# [TASK DESCRIPTION]
Print, exactly and with both ends included, the lines below that run from the one containing "Rebuild this chart" to the one containing "fig = plt.figure(figsize=(W". Pictures are omitted.
====== PROVIDED ENTRIES
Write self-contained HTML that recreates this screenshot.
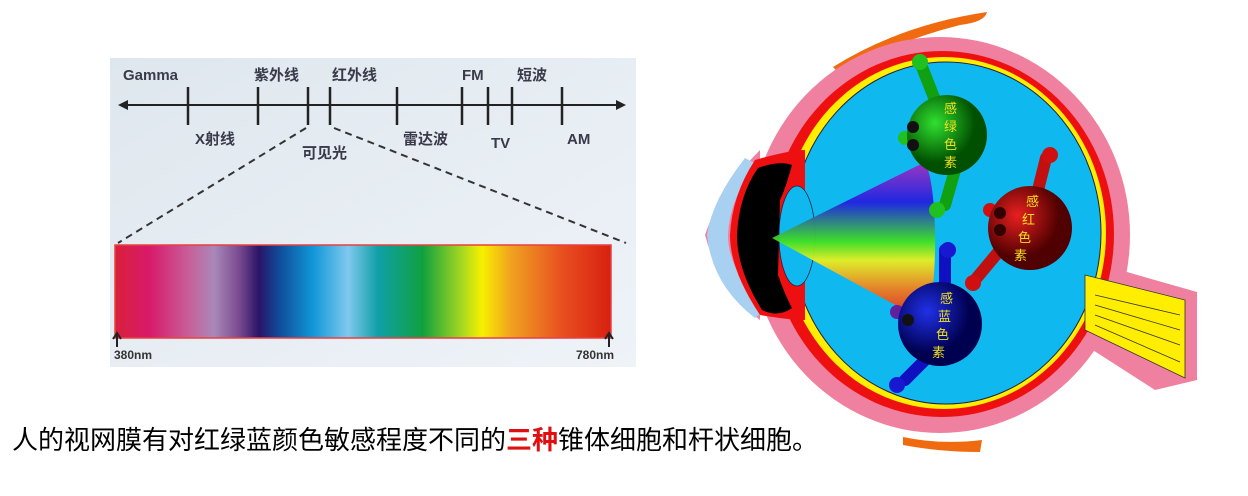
<!DOCTYPE html>
<html><head><meta charset="utf-8"><style>
html,body{margin:0;padding:0;background:#fff;width:1248px;height:496px;overflow:hidden}
svg{position:absolute;left:0;top:0}
.cap{position:absolute;left:12px;top:420px;font:26px "Liberation Sans","Noto Sans CJK SC",sans-serif;color:#000;white-space:nowrap;letter-spacing:0px}
.cap b{color:#e01010}
</style></head><body>
<svg width="1248" height="496" viewBox="0 0 1248 496">
<defs>
<linearGradient id="bg" x1="0" y1="0" x2="1" y2="1"><stop offset="0" stop-color="#dfe7ee"/><stop offset="1" stop-color="#eef3f8"/></linearGradient>
<linearGradient id="spec" x1="0" x2="1">
<stop offset="0" stop-color="#d8203a"/><stop offset=".07" stop-color="#d81a6a"/><stop offset=".15" stop-color="#c8609a"/><stop offset=".2" stop-color="#a888b8"/><stop offset=".25" stop-color="#7a4a90"/><stop offset=".29" stop-color="#2a1468"/><stop offset=".33" stop-color="#104a98"/><stop offset=".4" stop-color="#1098d8"/><stop offset=".47" stop-color="#80c8ee"/><stop offset=".53" stop-color="#10a0a8"/><stop offset=".62" stop-color="#10a040"/><stop offset=".7" stop-color="#a8d820"/><stop offset=".74" stop-color="#f8f000"/><stop offset=".8" stop-color="#f0a020"/><stop offset=".9" stop-color="#e85020"/><stop offset="1" stop-color="#d82010"/></linearGradient>
<linearGradient id="cone" x1="0" y1="0" x2="0" y2="1"><stop offset="0" stop-color="#a030c0"/><stop offset=".25" stop-color="#2020e0"/><stop offset=".5" stop-color="#40e020"/><stop offset=".62" stop-color="#e8f020"/><stop offset=".8" stop-color="#f08020"/><stop offset="1" stop-color="#e02020"/></linearGradient>
<radialGradient id="gG" cx=".35" cy=".35"><stop offset="0" stop-color="#30e030"/><stop offset="1" stop-color="#005000"/></radialGradient>
<radialGradient id="gR" cx=".35" cy=".35"><stop offset="0" stop-color="#e82020"/><stop offset="1" stop-color="#500000"/></radialGradient>
<radialGradient id="gB" cx=".35" cy=".35"><stop offset="0" stop-color="#2030e8"/><stop offset="1" stop-color="#000050"/></radialGradient>
</defs>
<g>
<rect x="110" y="58" width="526" height="309" fill="url(#bg)"/>
<line x1="124" y1="105" x2="620" y2="105" stroke="#222" stroke-width="2"/>
<path d="M118 105 L128 100 L128 110Z M626 105 L616 100 L616 110Z" fill="#222"/>
<g stroke="#222" stroke-width="2.5">
<line x1="188" y1="87" x2="188" y2="125"/><line x1="258" y1="87" x2="258" y2="125"/><line x1="308" y1="87" x2="308" y2="125"/><line x1="330" y1="87" x2="330" y2="125"/><line x1="397" y1="87" x2="397" y2="125"/><line x1="462" y1="87" x2="462" y2="125"/><line x1="488" y1="87" x2="488" y2="125"/><line x1="512" y1="87" x2="512" y2="125"/><line x1="562" y1="87" x2="562" y2="125"/></g>
<g font-family="Liberation Sans,Noto Sans CJK SC,sans-serif" font-size="15" font-weight="bold" fill="#3a3a4a">
<text x="123" y="80">Gamma</text><text x="254" y="80">紫外线</text><text x="332" y="80">红外线</text><text x="462" y="80">FM</text><text x="517" y="80">短波</text>
<text x="195" y="144">X射线</text><text x="302" y="158">可见光</text><text x="403" y="144">雷达波</text><text x="491" y="148">TV</text><text x="567" y="144">AM</text></g>
<g stroke="#333" stroke-width="2" stroke-dasharray="7,5" fill="none"><line x1="306" y1="128" x2="118" y2="243"/><line x1="334" y1="128" x2="626" y2="243"/></g>
<rect x="115" y="245" width="496" height="93" fill="url(#spec)" stroke="#e84040" stroke-width="1.5"/>
<path d="M117 347 V334 M113 339 L117 333 L121 339 M609 347 V334 M605 339 L609 333 L613 339" stroke="#222" stroke-width="2" fill="none"/>
<g font-family="Liberation Sans,sans-serif" font-size="12" font-weight="bold" fill="#333"><text x="114" y="359">380nm</text><text x="576" y="359">780nm</text></g>
</g>
<g>
<path d="M833 67 Q900 25 987 12 Q985 22 960 25 Q900 40 838 72Z" fill="#f06a10"/>
<path d="M903 437 Q940 445 982 440 L980 452 Q940 452 903 445Z" fill="#f06a10"/>
<path d="M1085 260 L1197 292 L1197 380 L1155 390 L1085 345Z" fill="#f080a0"/>
<ellipse cx="940" cy="235" rx="190" ry="198" fill="#f080a0"/>
<path d="M760 150 Q720 190 705 235 Q720 290 760 320Z" fill="#f080a0"/>
<ellipse cx="942" cy="234" rx="172" ry="183" fill="#ee1010"/>
<ellipse cx="944" cy="233" rx="162" ry="176" fill="#ffee00"/>
<ellipse cx="946" cy="233" rx="155" ry="171" fill="#10b8f0" stroke="#224" stroke-width="1"/>
<path d="M1085 275 L1185 300 L1185 378 L1085 330Z" fill="#ffee00" stroke="#333" stroke-width="0.8"/>
<g stroke="#333" stroke-width="0.8"><line x1="1095" y1="295" x2="1180" y2="315"/><line x1="1095" y1="305" x2="1180" y2="330"/><line x1="1095" y1="315" x2="1180" y2="345"/><line x1="1095" y1="325" x2="1180" y2="362"/></g>
<path d="M745 158 Q712 200 707 235 Q712 285 755 318 L765 310 Q728 270 728 235 Q730 195 758 165Z" fill="#a8d0f0"/>
<path d="M755 160 Q790 150 805 150 L805 320 Q790 320 760 315 Q730 270 730 235 Q732 195 755 160Z" fill="#ee1010"/>
<path d="M758 168 Q780 160 792 165 Q785 190 780 200 L778 275 Q785 295 792 308 Q778 318 762 310 Q737 270 737 235 Q739 195 758 168Z" fill="#000"/>
<ellipse cx="797" cy="236" rx="18" ry="50" fill="#10b8f0" stroke="#224" stroke-width="0.8"/>
<path d="M772 238 L923 163 A12 78 0 0 1 923 320Z" fill="url(#cone)" opacity="0.95"/>
<g>
<path d="M920 62 L935 100 M955 170 L945 205" stroke="#10a010" stroke-width="12" stroke-linecap="round"/>
<circle cx="920" cy="62" r="8" fill="#20c020"/><circle cx="937" cy="210" r="8" fill="#20c020"/><circle cx="905" cy="138" r="7" fill="#20c020"/>
<circle cx="947" cy="135" r="40" fill="url(#gG)"/>
<circle cx="913" cy="127" r="6" fill="#111"/><circle cx="913" cy="145" r="6" fill="#111"/>
<g font-family="Noto Sans CJK SC,sans-serif" font-size="13" fill="#f0e020"><text x="944" y="113">感</text><text x="944" y="131">绿</text><text x="944" y="149">色</text><text x="944" y="167">素</text></g></g>
<g>
<path d="M1046 158 L1038 190 M1000 250 L975 280" stroke="#c01010" stroke-width="12" stroke-linecap="round"/>
<circle cx="1050" cy="155" r="8" fill="#d01010"/><circle cx="973" cy="283" r="8" fill="#d01010"/><circle cx="990" cy="210" r="7" fill="#d01010"/>
<circle cx="1030" cy="228" r="42" fill="url(#gR)"/>
<circle cx="1000" cy="213" r="6" fill="#300"/><circle cx="1000" cy="230" r="6" fill="#300"/>
<g font-family="Noto Sans CJK SC,sans-serif" font-size="13" fill="#f0e020"><text x="1026" y="206">感</text><text x="1022" y="224">红</text><text x="1018" y="242">色</text><text x="1014" y="260">素</text></g></g>
<g>
<path d="M945 250 L945 285 M925 360 L905 380" stroke="#1010c0" stroke-width="12" stroke-linecap="round"/>
<circle cx="948" cy="250" r="8" fill="#1818d0"/><circle cx="897" cy="385" r="8" fill="#1818d0"/><circle cx="897" cy="312" r="7" fill="#6020a0"/>
<circle cx="940" cy="324" r="42" fill="url(#gB)"/>
<circle cx="908" cy="320" r="6" fill="#111"/>
<g font-family="Noto Sans CJK SC,sans-serif" font-size="13" fill="#f0e020"><text x="940" y="303">感</text><text x="938" y="321">蓝</text><text x="936" y="339">色</text><text x="932" y="357">素</text></g></g>
</g>
</svg>
<div class="cap">人的视网膜有对红绿蓝颜色敏感程度不同的<b>三种</b>锥体细胞和杆状细胞。</div>
</body></html>
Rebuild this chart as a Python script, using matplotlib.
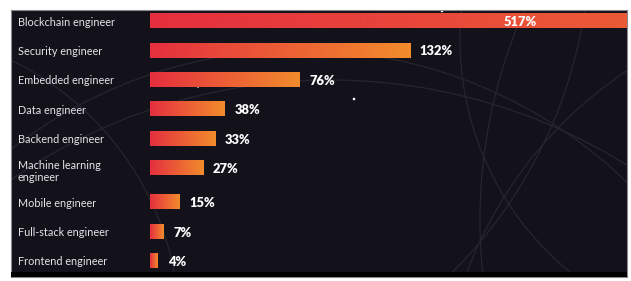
import numpy as np
import matplotlib
matplotlib.use("Agg")
import matplotlib.pyplot as plt
from matplotlib.colors import LinearSegmentedColormap
from matplotlib.patches import Circle, Rectangle

# ---- data ----
roles = ["Blockchain engineer", "Security engineer", "Embedded engineer",
         "Data engineer", "Backend engineer", "Machine learning\nengineer",
         "Mobile engineer", "Full-stack engineer", "Frontend engineer"]
growth = [517, 132, 76, 38, 33, 27, 15, 7, 4]
value_labels = ["517%", "132%", "76%", "38%", "33%", "27%", "15%", "7%", "4%"]

# ---- layout (pixels) ----
W, H = 631, 281
PX0, PX1, PY0, PY1, PYB = 11, 627, 10, 272, 277
BAR_X0 = 150
SCALE = 1.97          # px per percent
UNIT = 29.4           # px per row
FIRST = 21            # px centre of first row

def fx(px): return px / W
def fy(py): return 1 - py / H

fig = plt.figure(figsize=(W / 100, H / 100), dpi=100, facecolor="white")

# background panel
bg = fig.add_axes([fx(PX0), fy(PYB), fx(PX1) - fx(PX0), fy(PY0) - fy(PYB)])
bg.set_xlim(PX0, PX1)
bg.set_ylim(PYB, PY0)
bg.set_facecolor("#13121b")
bg.set_xticks([]); bg.set_yticks([])
for s in bg.spines.values():
    s.set_color("#8a8a8e"); s.set_linewidth(0.8)
arc_col = "#262530"
for (cx, cy, r) in [(300, 520, 470), (-120, 330, 300), (860, 420, 420),
                    (120, -60, 470), (760, 40, 300), (330, 640, 560),
                    (1000, 220, 520)]:
    bg.add_patch(Circle((cx, cy), r, fill=False, ec=arc_col, lw=0.9, zorder=1))
for (dx, dy, rr) in [(442, 11, 1.3), (354, 99, 1.3), (198, 87, 0.8)]:
    bg.add_patch(Circle((dx, dy), rr, fc="white", ec="none", zorder=2))
bg.add_patch(Rectangle((PX0, PY1), PX1 - PX0, PYB - PY1, fc="black", ec="none", zorder=3))

# main axes
ax = fig.add_axes([fx(PX0), fy(PY1), fx(PX1) - fx(PX0), fy(PY0) - fy(PY1)])
ax.patch.set_alpha(0)
ax.set_xlim((PX0 - BAR_X0) / SCALE, (PX1 - BAR_X0) / SCALE)
pos = []
y = 0.0
for r in roles:
    pos.append(y)
    y += 1 + (0.16 if "\n" in r else 0)
ax.set_ylim((PY1 - FIRST) / UNIT, -(FIRST - PY0) / UNIT)
ax.axis("off")

cmap = LinearSegmentedColormap.from_list("g", ["#e52f3f", "#f28c2c"])
grad = np.linspace(0, 1, 256).reshape(1, -1)
bh = 0.49
bars = ax.barh(pos, growth, height=bh, color="none", edgecolor="none")
for b in bars:
    x0, y0 = b.get_x(), b.get_y()
    w, h = b.get_width(), b.get_height()
    im = ax.imshow(grad, cmap=cmap, aspect="auto", extent=[x0, x0 + w, y0 + h, y0],
                   zorder=3, interpolation="bicubic")
    im.set_clip_path(ax.patch)

xmax = ax.get_xlim()[1]
for i, (p, v, lab) in enumerate(zip(pos, growth, value_labels)):
    if v > xmax:
        ax.text(xmax - 46, p, lab, ha="right", va="center_baseline", color="white",
                fontsize=9.3, fontweight="heavy", family="Lato", zorder=5)
    else:
        ax.text(v + 5, p, lab, ha="left", va="center_baseline", color="white",
                fontsize=9.3, fontweight="heavy", family="Lato", zorder=5)

for p, r in zip(pos, roles):
    off = 0.13 if "\n" in r else 0
    ax.text((18 - PX0) / (PX1 - PX0), p + off, r, transform=ax.get_yaxis_transform(),
            ha="left", va="center_baseline" if "\n" not in r else "center",
            color="#e4e4e8", fontsize=7.8, family="Lato",
            linespacing=1.15, zorder=5)

fig.savefig("out.png", dpi=100, facecolor="white")
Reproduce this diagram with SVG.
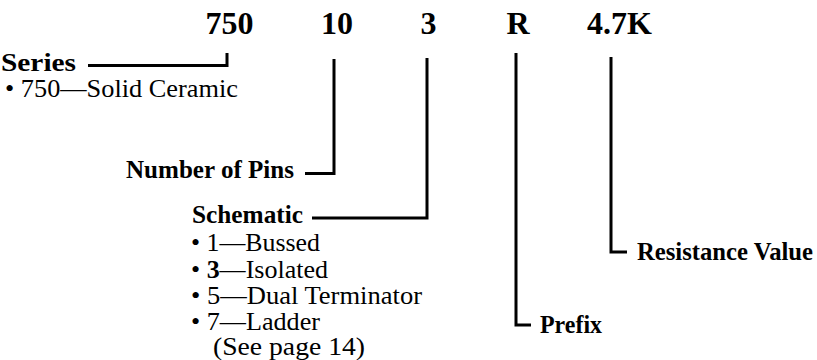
<svg xmlns="http://www.w3.org/2000/svg" width="817" height="360" viewBox="0 0 817 360">
<style>
.code{font-family:"Liberation Serif","Times New Roman",serif;font-weight:bold;font-size:32px;fill:#000;text-anchor:middle}
.lbl{font-family:"Liberation Serif","Times New Roman",serif;font-weight:bold;font-size:25px;fill:#000}
.txt{font-family:"Liberation Serif","Times New Roman",serif;font-size:25px;fill:#000}
.b{font-weight:bold}
.conn{fill:none;stroke:#000;stroke-width:3;stroke-linecap:butt;stroke-linejoin:miter}
</style>
<rect width="817" height="360" fill="#fff"/>
<g id="code">
<text class="code" x="229.5" y="34">750</text>
<text class="code" x="337" y="34">10</text>
<text class="code" x="428.5" y="34">3</text>
<text class="code" x="518" y="34">R</text>
<text class="code" x="619.5" y="34">4.7K</text>
</g>
<g id="connectors">
<path class="conn" d="M88,65.5 H227 V53"/>
<path class="conn" d="M305,173.5 H334 V59"/>
<path class="conn" d="M312,218 H427 V58"/>
<path class="conn" d="M531,325 H516 V53"/>
<path class="conn" d="M627,252 H611 V57"/>
</g>
<g id="series">
<text class="lbl" x="1" y="71" textLength="75" lengthAdjust="spacingAndGlyphs">Series</text>
<text class="txt" x="5" y="97" textLength="233" lengthAdjust="spacingAndGlyphs">• 750—Solid Ceramic</text>
</g>
<g id="pins">
<text class="lbl" x="126" y="178" textLength="168" lengthAdjust="spacingAndGlyphs">Number of Pins</text>
</g>
<g id="schematic">
<text class="lbl" x="192" y="223" textLength="111" lengthAdjust="spacingAndGlyphs">Schematic</text>
<text class="txt" x="191" y="251" textLength="129" lengthAdjust="spacingAndGlyphs">• 1—Bussed</text>
<text class="txt" x="191" y="277.5" textLength="137" lengthAdjust="spacingAndGlyphs">• <tspan class="b">3</tspan>—Isolated</text>
<text class="txt" x="191" y="304" textLength="231" lengthAdjust="spacingAndGlyphs">• 5—Dual Terminator</text>
<text class="txt" x="191" y="330" textLength="129" lengthAdjust="spacingAndGlyphs">• 7—Ladder</text>
<text class="txt" x="213" y="355" textLength="152" lengthAdjust="spacingAndGlyphs">(See page 14)</text>
</g>
<g id="prefix">
<text class="lbl" x="540" y="333" textLength="62" lengthAdjust="spacingAndGlyphs">Prefix</text>
</g>
<g id="resistance">
<text class="lbl" x="637" y="260" textLength="176" lengthAdjust="spacingAndGlyphs">Resistance Value</text>
</g>
</svg>
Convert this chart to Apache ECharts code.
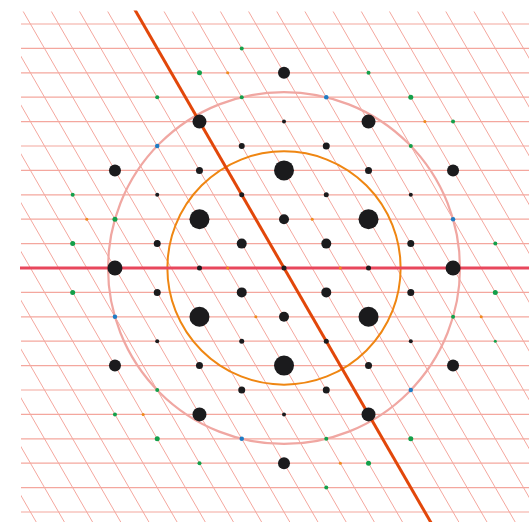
<!DOCTYPE html>
<html>
<head>
<meta charset="utf-8">
<style>
  html, body { margin: 0; padding: 0; background: #ffffff; }
  #chart { width: 529px; height: 522px; }
</style>
<script src="https://cdn.jsdelivr.net/npm/echarts@6/dist/echarts.min.js"></script>
</head>
<body>
<div id="chart"></div>
<script>
// Hexagonal reciprocal lattice: spot positions are given as lattice steps (i, j),
// where one i step is sqrt(3)/2 and one j step is 1/2 of the nearest-neighbour distance.
// Each entry: [i, j, spot diameter in px]

const blackSpots = [
  [0, 8, 12],
  [-2, 6, 14], [0, 6, 4], [2, 6, 14],
  [-1, 5, 6], [1, 5, 7],
  [-4, 4, 12], [-2, 4, 7], [0, 4, 20], [2, 4, 7], [4, 4, 12],
  [-3, 3, 4], [-1, 3, 5], [1, 3, 5], [3, 3, 4],
  [-2, 2, 20], [0, 2, 10], [2, 2, 20],
  [-3, 1, 7], [-1, 1, 10], [1, 1, 10], [3, 1, 7],
  [-4, 0, 15], [-2, 0, 5], [0, 0, 5], [2, 0, 5], [4, 0, 15],
  [-3, -1, 7], [-1, -1, 10], [1, -1, 10], [3, -1, 7],
  [-2, -2, 20], [0, -2, 10], [2, -2, 20],
  [-3, -3, 4], [-1, -3, 5], [1, -3, 5], [3, -3, 4],
  [-4, -4, 12], [-2, -4, 7], [0, -4, 20], [2, -4, 7], [4, -4, 12],
  [-1, -5, 7], [1, -5, 7],
  [-2, -6, 14], [0, -6, 4], [2, -6, 14],
  [0, -8, 12]
];

const greenSpots = [
  [-1, 9, 4], [-2, 8, 5], [2, 8, 4],
  [-3, 7, 4], [-1, 7, 4], [3, 7, 5],
  [4, 6, 4], [3, 5, 4],
  [-5, 3, 4], [-4, 2, 5], [-5, 1, 5], [5, 1, 4],
  [-5, -1, 5], [5, -1, 5], [4, -2, 4], [5, -3, 3],
  [-3, -5, 4], [-4, -6, 4],
  [-3, -7, 5], [1, -7, 4], [3, -7, 5],
  [-2, -8, 4], [2, -8, 5], [1, -9, 4]
];

const blueSpots = [
  [-3, 5, 4.5], [1, 7, 4.5], [4, 2, 4.5],
  [-4, -2, 4.5], [-1, -7, 4.5], [3, -5, 4.5]
];

const orangeSpots = [
  [-1.333, 8, 3], [3.333, 6, 3], [-4.667, 2, 3], [0.667, 2, 3],
  [-1.333, 0, 3], [1.333, 0, 3], [-0.667, -2, 3], [4.667, -2, 3],
  [-3.333, -6, 3], [1.333, -8, 3]
];

// Families of lattice planes, as multiples of half the plane spacing
const horizontalPlanes = [-10, -9, -8, -7, -6, -5, -4, -3, -2, -1, 0, 1, 2, 3, 4, 5, 6, 7, 8, 9, 10];
const obliquePlanes = [-14, -13, -12, -11, -10, -9, -8, -7, -6, -5, -4, -3, -2, -1, 0,
                       1, 2, 3, 4, 5, 6, 7, 8, 9, 10, 11, 12, 13, 14];

// Circle radii in nearest-neighbour units
const innerCircleRadius = 2.39;
const outerCircleRadius = 3.606;

const STEP_X = Math.sqrt(3) / 2;
const STEP_Y = 0.5;
const toXY = (s) => [s[0] * STEP_X, s[1] * STEP_Y, s[2]];

// Normal of the oblique plane family (30 degrees) and its in-plane direction
const N = [Math.cos(Math.PI / 6), Math.sin(Math.PI / 6)];
const D = [N[1], -N[0]];
const FAR = 30;

const GRID_COLOR = '#f4a79e';

const series = [];

horizontalPlanes.forEach((k) => {
  const y = k * 0.5;
  series.push({
    type: 'line', silent: true, symbol: 'none', clip: true,
    data: [[-FAR, y], [FAR, y]],
    lineStyle: { color: GRID_COLOR, width: 1.2 },
    z: 1
  });
});

obliquePlanes.forEach((k) => {
  const c = k * 0.5;
  const p = [c * N[0], c * N[1]];
  series.push({
    type: 'line', silent: true, symbol: 'none', clip: true,
    data: [[p[0] - FAR * D[0], p[1] - FAR * D[1]], [p[0] + FAR * D[0], p[1] + FAR * D[1]]],
    lineStyle: { color: GRID_COLOR, width: 1 },
    z: 1
  });
});

function ring(radius, color, width) {
  return {
    type: 'custom', silent: true, clip: true,
    data: [[0, 0]],
    renderItem: function (params, api) {
      const c = api.coord([0, 0]);
      const r = api.size([radius, 0])[0];
      return {
        type: 'circle',
        shape: { cx: c[0], cy: c[1], r: r },
        style: { fill: 'none', stroke: color, lineWidth: width }
      };
    },
    z: 2
  };
}
series.push(ring(outerCircleRadius, '#f0a7a2', 2.2));
series.push(ring(innerCircleRadius, '#ef8612', 2));

// Bold planes through the origin
series.push({
  type: 'line', silent: true, symbol: 'none', clip: true,
  data: [[-FAR, 0], [FAR, 0]],
  lineStyle: { color: '#e8475c', width: 3 },
  z: 3
});
series.push({
  type: 'line', silent: true, symbol: 'none', clip: true,
  data: [[-FAR * D[0], -FAR * D[1]], [FAR * D[0], FAR * D[1]]],
  lineStyle: { color: '#e2470a', width: 3 },
  z: 3
});

function spots(list, color) {
  return {
    type: 'scatter', silent: true,
    data: list.map(toXY),
    symbol: 'circle',
    symbolSize: (v) => v[2],
    itemStyle: { color: color, opacity: 1 },
    z: 5
  };
}
series.push(spots(orangeSpots, '#f08a1a'));
series.push(spots(greenSpots, '#13a04a'));
series.push(spots(blueSpots, '#1f7cc4'));
series.push(spots(blackSpots, '#1b1b1d'));

// 48.8 px per nearest-neighbour distance; origin at (284, 268)
const chart = echarts.init(document.getElementById('chart'), null, { renderer: 'canvas' });
chart.setOption({
  animation: false,
  backgroundColor: '#ffffff',
  grid: { left: 22, top: 12, right: 0, bottom: 0 },
  xAxis: { type: 'value', min: -5.369, max: 5.0205, show: false, splitLine: { show: false } },
  yAxis: { type: 'value', min: -5.205, max: 5.246, show: false, splitLine: { show: false } },
  series: series
});
</script>
</body>
</html>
============
# [RESULT FOR THIS TASK]
Rebuild this chart as a Python script, using matplotlib.
import numpy as np
import matplotlib
matplotlib.use("Agg")
import matplotlib.pyplot as plt
from matplotlib.colors import LinearSegmentedColormap
from matplotlib.patches import Circle, Rectangle

# ---- data ----
roles = ["Blockchain engineer", "Security engineer", "Embedded engineer",
         "Data engineer", "Backend engineer", "Machine learning\nengineer",
         "Mobile engineer", "Full-stack engineer", "Frontend engineer"]
growth = [517, 132, 76, 38, 33, 27, 15, 7, 4]
value_labels = ["517%", "132%", "76%", "38%", "33%", "27%", "15%", "7%", "4%"]

# ---- layout (pixels) ----
W, H = 631, 281
PX0, PX1, PY0, PY1, PYB = 11, 627, 10, 272, 277
BAR_X0 = 150
SCALE = 1.97          # px per percent
UNIT = 29.4           # px per row
FIRST = 21            # px centre of first row

def fx(px): return px / W
def fy(py): return 1 - py / H

fig = plt.figure(figsize=(W / 100, H / 100), dpi=100, facecolor="white")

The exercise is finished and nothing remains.